Cinta adalah ketika kamu punya sejuta alasan
untuk meninggalkan, tapi tetap saja kamu mencari satu alasan untuk bertahan.
Cinta adalah ketidakmungkinan yang masih saja kamu semogakan.
Persija adalah Cinta
Rindunya karena rindu tribun. Galaunya karena
galau tim kebanggaan. Sakit hatinya bukan karena pasangan. Mungkin ini warna
yang bisa saya rasakan, warna yang tidak semua orang bisa alami.Kata orang
sepakbola itu romantis. Cinta sepakbola itu sederhana, kamu enggak perlu
memecahkan celengan untuk ngedate, tidak perlu pusing nyari tempat kece dan
berdandan heboh. Kamu hanya perlu atributmu, melangkahkan kaki ke tempat
romantis bernama stadion, mengantri beli tiket dan berdiri bernyayi bersama
diatas tribun. Keringatmu, teriakanmu, kehadiranmu menunjukan cinta itu. Selayaknya
menjalin hubungan pada umumnya, restu orangtua itu nomor satu. Kalau enggak
direstui ya backstreet. Pergi ke stadion secara diam-diam dan menyimpan atribut
secara rapat-rapat.
Menjalin hubungan layaknya orang pacaran, jangan
harap kamu diapelin. Tugas kamu berikutnya adalah mengunjungi sang kebanggaan
saat dia bertanding atau sekedar latihan. Jenuh? Lelah? Mungkin itu sering
dirasakan, apalagi ketika sang kekasih seolah mulai tak menghargaimu dengan
penampilannya dilapangan hijau. Namun kembali lagi, cinta memang tak akan
beranjak dan cinta tau kemana dia harus pulang. Semakin besar rasa untuk pergi,
semakin besar juga rasa untuk terus bertahan.

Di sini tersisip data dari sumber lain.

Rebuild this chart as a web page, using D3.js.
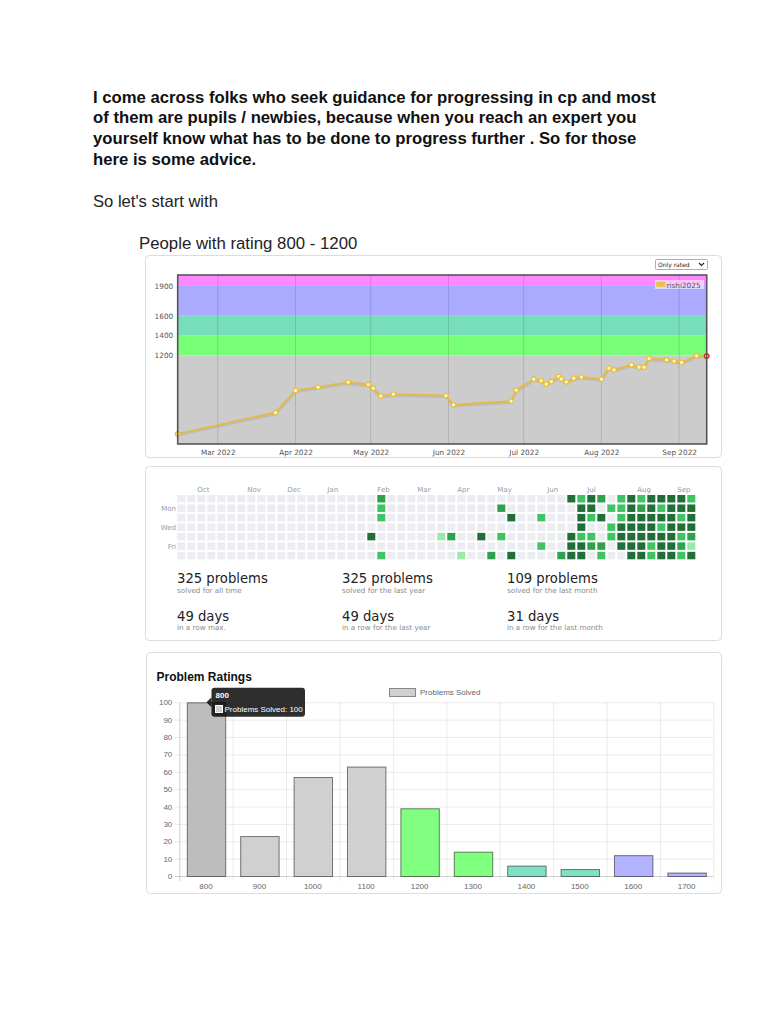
<!DOCTYPE html>
<html><head><meta charset="utf-8">
<script src="https://cdn.jsdelivr.net/npm/d3@7"></script>
<style>html,body{margin:0;padding:0;background:#fff;}svg{display:block}</style>
</head><body>
<svg id="c" width="768" height="1024"></svg>
<script>
// ---------- text ----------
const introLines = [
  "I come across folks who seek guidance for progressing in cp and most",
  "of them are pupils / newbies, because when you reach an expert you",
  "yourself know what has to be done to progress further . So for those",
  "here is some advice."
];
const leadText = "So let's start with";
const sectionTitle = "People with rating 800 - 1200";

// ---------- rating history ----------
const handle = "rishi2025";
const ratingDates = ["2022-02-13","2022-03-24","2022-04-01","2022-04-10","2022-04-22","2022-04-30","2022-05-02","2022-05-05","2022-05-10","2022-05-31","2022-06-03","2022-06-26","2022-06-28","2022-07-05","2022-07-08","2022-07-10","2022-07-12","2022-07-15","2022-07-16","2022-07-18","2022-07-21","2022-07-24","2022-08-01","2022-08-04","2022-08-06","2022-08-13","2022-08-16","2022-08-18","2022-08-20","2022-08-27","2022-08-30","2022-09-02","2022-09-08","2022-09-12"];
const ratingValues = [412,626,848,882,932,908,872,794,811,797,704,741,852,962,948,912,938,989,965,935,972,985,962,1073,1056,1106,1083,1083,1170,1157,1144,1130,1197,1194];
const ratingRange = [310, 2010];
const tierBounds = [1200, 1400, 1600, 1900];
const tierColors = ["#cccccc", "#77ff77", "#77ddbb", "#aaaaff", "#ff88ff"];
const ratingTicks = [1200, 1400, 1600, 1900];
const filterLabel = "Only rated";

// ---------- activity heatmap ----------
const heatWeeks = 52;
const heatMonths = ["Oct","Nov","Dec","Jan","Feb","Mar","Apr","May","Jun","Jul","Aug","Sep"];
const heatMonthCols = [2,7,11,15,20,24,28,32,37,41,46,50];
const dayLabels = ["Mon","Wed","Fri"];
const dayLabelRows = [1,3,5];
const heatColors = ["#ebedf0","#9be9a8","#40c463","#30a14e","#216e39"];
// [week, weekday, level]
const heatCells = [
 [19,4,4],[20,0,3],[20,1,2],[20,2,2],[20,6,2],
 [26,4,1],[27,4,3],[28,6,1],[30,4,4],[31,6,3],[32,1,3],[32,4,2],[33,2,4],[33,6,4],
 [36,2,2],[36,5,2],[38,6,3],
 [39,0,4],[39,4,4],[39,5,4],[39,6,4],
 [40,0,2],[40,1,4],[40,2,4],[40,3,4],[40,4,2],[40,5,4],[40,6,4],
 [41,0,4],[41,1,4],[41,2,2],[41,4,2],[41,5,3],
 [42,0,3],[42,2,4],[42,5,3],[42,6,2],
 [43,1,2],[43,3,2],[43,4,2],
 [44,0,2],[44,1,2],[44,2,2],[44,3,4],[44,4,4],[44,5,4],
 [45,0,4],[45,1,4],[45,2,4],[45,3,4],[45,4,4],[45,5,4],[45,6,4],
 [46,0,2],[46,1,3],[46,2,4],[46,3,4],[46,4,4],[46,5,4],[46,6,4],
 [47,0,4],[47,1,4],[47,2,4],[47,3,4],[47,4,4],[47,5,2],[47,6,2],
 [48,0,4],[48,1,2],[48,2,4],[48,3,2],[48,4,4],[48,5,4],[48,6,4],
 [49,0,4],[49,1,4],[49,2,4],[49,3,4],[49,4,4],[49,5,4],[49,6,4],
 [50,0,4],[50,1,4],[50,2,2],[50,3,4],[50,4,2],[50,5,3],[50,6,2],
 [51,0,2],[51,1,4],[51,2,4],[51,3,4],[51,4,3],[51,5,1],[51,6,4]
];
const statValues = ["325 problems","325 problems","109 problems","49 days","49 days","31 days"];
const statNotes = ["solved for all time","solved for the last year","solved for the last month","in a row max.","in a row for the last year","in a row for the last month"];

// ---------- problem ratings ----------
const barTitle = "Problem Ratings";
const barSeries = "Problems Solved";
const barCategories = ["800","900","1000","1100","1200","1300","1400","1500","1600","1700"];
const barValues = [100,23,57,63,39,14,6,4,12,2];
const barColors = ["#bdbdbd","#d0d0d0","#d0d0d0","#d0d0d0","#80ff80","#80ff80","#80e0c4","#80e0c4","#b3b3ff","#b3b3ff"];
const barTicks = [0,10,20,30,40,50,60,70,80,90,100];
const hoverIndex = 0;

// =====================================================
const svg = d3.select("#c");
svg.append("rect").attr("width",768).attr("height",1024).attr("fill","#fff");

const SANS = "'Liberation Sans', Arial, sans-serif";
const VERD = "'DejaVu Sans', Verdana, sans-serif";

// intro text
svg.append("g").selectAll("text").data(introLines).join("text")
  .attr("x",93).attr("y",(d,i)=>102.5+i*20.7)
  .attr("font-family",SANS).attr("font-weight","bold").attr("font-size",16.7)
  .attr("fill","#111").text(d=>d);
svg.append("text").attr("x",93).attr("y",206.5).attr("font-family",SANS)
  .attr("font-size",16.6).attr("fill","#222").text(leadText);
svg.append("text").attr("x",139).attr("y",249).attr("font-family",SANS)
  .attr("font-size",16.8).attr("fill","#222").text(sectionTitle);

function card(x,y,w,h){
  svg.append("rect").attr("x",x).attr("y",y).attr("width",w).attr("height",h)
    .attr("rx",4).attr("fill","#fff").attr("stroke","#dcdcdc").attr("stroke-width",1);
}

// ---------- rating chart ----------
card(145.5,255.5,576,202);
const rc = {l:177.7, r:706.7, t:275, b:444};
const parse = d3.timeParse("%Y-%m-%d");
const rdates = ratingDates.map(parse);
const xR = d3.scaleTime().domain(d3.extent(rdates)).range([rc.l, rc.r]);
const yR = d3.scaleLinear().domain(ratingRange).range([rc.b, rc.t]);
const gR = svg.append("g");
const bandEdges = [ratingRange[0], ...tierBounds, ratingRange[1]];
gR.selectAll("rect.band").data(tierColors).join("rect")
  .attr("x",rc.l).attr("width",rc.r-rc.l)
  .attr("y",(d,i)=>yR(bandEdges[i+1])).attr("height",(d,i)=>yR(bandEdges[i])-yR(bandEdges[i+1]))
  .attr("fill",d=>d);
const monthTicks = xR.ticks(d3.timeMonth.every(1));
gR.selectAll("line.vg").data(monthTicks).join("line")
  .attr("x1",d=>xR(d)).attr("x2",d=>xR(d)).attr("y1",rc.t).attr("y2",rc.b)
  .attr("stroke","rgba(0,0,0,0.13)").attr("stroke-width",1);
const xAxisR = d3.axisBottom(xR).tickValues(monthTicks).tickFormat(d3.timeFormat("%b %Y")).tickSize(0).tickPadding(6);
const xa = gR.append("g").attr("transform",`translate(0,${rc.b})`).call(xAxisR);
xa.select(".domain").remove();
xa.selectAll("text").attr("font-family",VERD).attr("font-size",7.3).attr("fill","#545454");
const yAxisR = d3.axisLeft(yR).tickValues(ratingTicks).tickFormat(d3.format("d")).tickSize(0).tickPadding(4);
const ya = gR.append("g").attr("transform",`translate(${rc.l-0.5},0)`).call(yAxisR);
ya.select(".domain").remove();
ya.selectAll("text").attr("font-family",VERD).attr("font-size",7.3).attr("fill","#545454");
// line
const line = d3.line().x((d,i)=>xR(rdates[i])).y(d=>yR(d));
gR.append("path").datum(ratingValues).attr("d",line).attr("fill","none")
  .attr("stroke","rgba(0,0,0,0.08)").attr("stroke-width",2.5).attr("transform","translate(0,1.5)");
gR.append("path").datum(ratingValues).attr("d",line).attr("fill","none")
  .attr("stroke","#e3b94a").attr("stroke-width",2).attr("stroke-linejoin","round");
gR.selectAll("circle.pt").data(ratingValues).join("circle")
  .attr("cx",(d,i)=>xR(rdates[i])).attr("cy",d=>yR(d)).attr("r",2.3)
  .attr("fill","#fff6c8").attr("stroke",(d,i)=>i===ratingValues.length-1?"#e02020":"#e8c040").attr("stroke-width",1.3);
// border
gR.append("rect").attr("x",rc.l).attr("y",rc.t).attr("width",rc.r-rc.l).attr("height",rc.b-rc.t)
  .attr("fill","none").attr("stroke","#555").attr("stroke-width",1.6);
// legend
gR.append("rect").attr("x",655).attr("y",280).attr("width",49).attr("height",9).attr("fill","rgba(255,255,255,0.55)");
gR.append("rect").attr("x",656).attr("y",281.5).attr("width",9.5).attr("height",5.5).attr("fill","#edc240").attr("stroke","#ddd").attr("stroke-width",0.5);
gR.append("text").attr("x",666.5).attr("y",287.5).attr("font-family",VERD).attr("font-size",7.3).attr("fill","#545454").text(handle);
// dropdown
gR.append("rect").attr("x",655.5).attr("y",259.5).attr("width",52).attr("height",10).attr("rx",1).attr("fill","#fff").attr("stroke","#999").attr("stroke-width",0.8);
gR.append("text").attr("x",658).attr("y",267).attr("font-family",VERD).attr("font-size",6).attr("fill","#222").text(filterLabel);
gR.append("path").attr("d","M699,263 L701.5,265.5 L704,263").attr("fill","none").attr("stroke","#222").attr("stroke-width",1.1);

// ---------- heatmap ----------
card(145.5,466.5,576,174);
const hc = {l:177.3, t:495, pitchX:10, pitchY:9.47, w:8, h:7.47};
const xH = d3.scaleLinear().domain([0,heatWeeks]).range([hc.l, hc.l+heatWeeks*hc.pitchX]);
const yH = d3.scaleLinear().domain([0,7]).range([hc.t, hc.t+7*hc.pitchY]);
const levelMap = new Map(heatCells.map(c=>[c[0]+"-"+c[1], c[2]]));
const allCells = d3.cross(d3.range(heatWeeks), d3.range(7));
const gH = svg.append("g");
gH.selectAll("rect").data(allCells).join("rect")
  .attr("x",d=>xH(d[0])).attr("y",d=>yH(d[1])).attr("width",hc.w).attr("height",hc.h)
  .attr("fill",d=>heatColors[levelMap.get(d[0]+"-"+d[1])||0]);
gH.selectAll("text.m").data(heatMonths).join("text")
  .attr("x",(d,i)=>xH(heatMonthCols[i])).attr("y",491.5)
  .attr("font-family",VERD).attr("font-size",7).attr("fill","#959da5").text(d=>d);
gH.selectAll("text.d").data(dayLabels).join("text")
  .attr("x",176).attr("y",(d,i)=>yH(dayLabelRows[i])+hc.h-0.5).attr("text-anchor","end")
  .attr("font-family",VERD).attr("font-size",7).attr("fill","#959da5").text(d=>d);
const statX = [177, 342, 507];
gH.selectAll("text.sv").data(statValues).join("text")
  .attr("x",(d,i)=>statX[i%3]).attr("y",(d,i)=>i<3?583.3:620.7)
  .attr("font-family",VERD).attr("font-size",13.2).attr("fill","#222").text(d=>d);
gH.selectAll("text.sn").data(statNotes).join("text")
  .attr("x",(d,i)=>statX[i%3]).attr("y",(d,i)=>i<3?592.6:630)
  .attr("font-family",VERD).attr("font-size",7.2).attr("fill","#8a8a8a").text(d=>d);

// ---------- bar chart ----------
card(146.5,652.5,575,241);
const bc = {l:179.3, r:713.3, t:702.3, b:876};
svg.append("text").attr("x",156.5).attr("y",680.7).attr("font-family",SANS).attr("font-weight","bold")
  .attr("font-size",12).attr("fill","#111").text(barTitle);
const xB = d3.scaleBand().domain(barCategories).range([bc.l, bc.r]).paddingInner(0.28).paddingOuter(0.14);
const xBgrid = d3.scaleLinear().domain([0,barCategories.length]).range([bc.l, bc.r]);
const yB = d3.scaleLinear().domain([0,100]).range([bc.b, bc.t]);
const gB = svg.append("g");
gB.selectAll("line.h").data(barTicks).join("line")
  .attr("x1",bc.l-5).attr("x2",bc.r).attr("y1",d=>yB(d)+0.5).attr("y2",d=>yB(d)+0.5)
  .attr("stroke",d=>d===0?"rgba(0,0,0,0.18)":"rgba(0,0,0,0.08)");
gB.selectAll("line.v").data(d3.range(barCategories.length+1)).join("line")
  .attr("x1",d=>xBgrid(d)+0.5).attr("x2",d=>xBgrid(d)+0.5).attr("y1",bc.t).attr("y2",bc.b+5)
  .attr("stroke",d=>d===0?"rgba(0,0,0,0.18)":"rgba(0,0,0,0.08)");
const yAxB = gB.append("g").attr("transform",`translate(${bc.l-7},0)`)
  .call(d3.axisLeft(yB).tickValues(barTicks).tickSize(0).tickPadding(0));
yAxB.select(".domain").remove();
yAxB.selectAll("text").attr("font-family",SANS).attr("font-size",8).attr("fill","#666");
const xAxB = gB.append("g").attr("transform",`translate(0,${bc.b})`)
  .call(d3.axisBottom(xB).tickSize(0).tickPadding(7));
xAxB.select(".domain").remove();
xAxB.selectAll("text").attr("font-family",SANS).attr("font-size",8).attr("fill","#666");
gB.selectAll("rect.bar").data(barValues).join("rect")
  .attr("x",(d,i)=>xB(barCategories[i])+0.5).attr("width",xB.bandwidth())
  .attr("y",d=>yB(d)+0.5).attr("height",d=>yB(0)-yB(d))
  .attr("fill",(d,i)=>barColors[i]).attr("stroke","rgba(0,0,0,0.5)").attr("stroke-width",1);
// legend
gB.append("rect").attr("x",389.5).attr("y",688.5).attr("width",26).attr("height",8)
  .attr("fill","#d0d0d0").attr("stroke","#888").attr("stroke-width",1);
gB.append("text").attr("x",420).attr("y",695).attr("font-family",SANS).attr("font-size",8).attr("fill","#666").text(barSeries);
// tooltip (anchored to the hovered bar's top centre)
const tipX = xB(barCategories[hoverIndex]) + xB.bandwidth()/2 + 0.5;
const tipY = yB(barValues[hoverIndex]);
const tip = gB.append("g");
tip.append("path").attr("d",`M${tipX},${tipY} L${tipX+5},${tipY-5} L${tipX+5},${tipY+5} Z`).attr("fill","rgba(0,0,0,0.82)");
tip.append("rect").attr("x",tipX+5).attr("y",687.7).attr("width",93.5).attr("height",29).attr("rx",3).attr("fill","rgba(0,0,0,0.82)");
tip.append("text").attr("x",tipX+9).attr("y",697.5).attr("font-family",SANS).attr("font-weight","bold").attr("font-size",8).attr("fill","#fff").text(barCategories[hoverIndex]);
tip.append("rect").attr("x",tipX+9).attr("y",705.5).attr("width",7).attr("height",7).attr("fill","#d0d0d0").attr("stroke","#fff").attr("stroke-width",1);
tip.append("text").attr("x",tipX+18).attr("y",712).attr("font-family",SANS).attr("font-size",8).attr("fill","#fff")
  .text(`${barSeries}: ${barValues[hoverIndex]}`);
</script>
</body></html>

Sejak tahun 2001, 15 tahun bukan lah waktu yang
sebentar hanya untuk sekedar melihat kebanggaan saya angkat piala (lagi). Tahun
demi tahun, liga demi liga, kompetisi demi kompetisi, dan yang terakhir
turnamen demi turnamen, belum ada satupun piala yang masuk ke dalam lemari
piala Persija Jakarta. Entah kunci lemari masih bisa dibuka atau tidak ketika
nanti suatu hari Persija jadi juara? Kami bisa menunggu, tapi karat tak bisa
sesabar itu.
Berjuta alasan untuk meninggalkan terpampang jelas
di depan mata. Tapi sekali lagi, Persija adalah cinta. Karena cinta kami
kesampingkan semuanya. Pemain idola yang pergi, stadion yang belum terealisasi,
bahkan ketika legenda hidup kami di khianati. Mungkin benar jika cinta itu
memang buta, kami membanggakan yang faktanya (maaf) terkadang memalukan, kami
membela yang tidak pernah memberi apa-apa, dan mencintai sesuatu yang kapanpun
siap menyakiti. Karena cinta kami menjadi gila, karena cinta kami masih
percaya, bahwa semua akan indah pada waktunya. Waktunya kapan? Ya..
Kapan-kapan.
Persija adalah ketidakmungkinan yang masih saja
saya semogakan. Dengan keadaan yang masih begitu-begitu aja setiap harinya,
saya masih percaya bahwa Persija itu macan. Di tangan orang licik, macan cuma
jadi tontonan sirkus yang di eksploitasi demi kepentingan materi. Di tangan
orang yang mencintainya, macan akan di ajarkan cara memangsa, dia akan di
ajarkan bahwa takdir macan adalah untuk di takuti, bukan di permainkan oleh
sekumpulan orang yang memberinya makan. Silahkan menafsirkan sendiri arti
perumpamaan tadi..
Jelang turnamen baru (lagi), hanya ada beberapa
nama yang familiar di dalam skuad team. Selebihnya, entah siapa dan darimana
asalnya. Selama lambang monas tepat berada di depan dada, siapapun anda, setiap
langkah kaki anda akan berselimut oleh ribuan doa. Bertandinglah dengan rasa
bangga, dengan cinta, dan dengan tekad menjadi juara. Percayalah, kapanpun dan
dimanapun, kami akan selalu ada. Meski bukan dengan raga, kami akan selalu ada
lewat doa. Percayalah, jangan pernah takut kamu sendirian. Sebab, berapa
kalipun kamu mengecewakan, selalu ada cinta yang akan memaafkan. Percayalah,
berapa kalipun kamu menyakiti, cinta ini akan selalu ada sampai nanti kami
mati. Karena pada dasarnya Sepakbola adalah romantisme cinta paling nyata. Dia memaksa kita untuk
meneteskan airmata dan tersenyum pada saat bersamaan.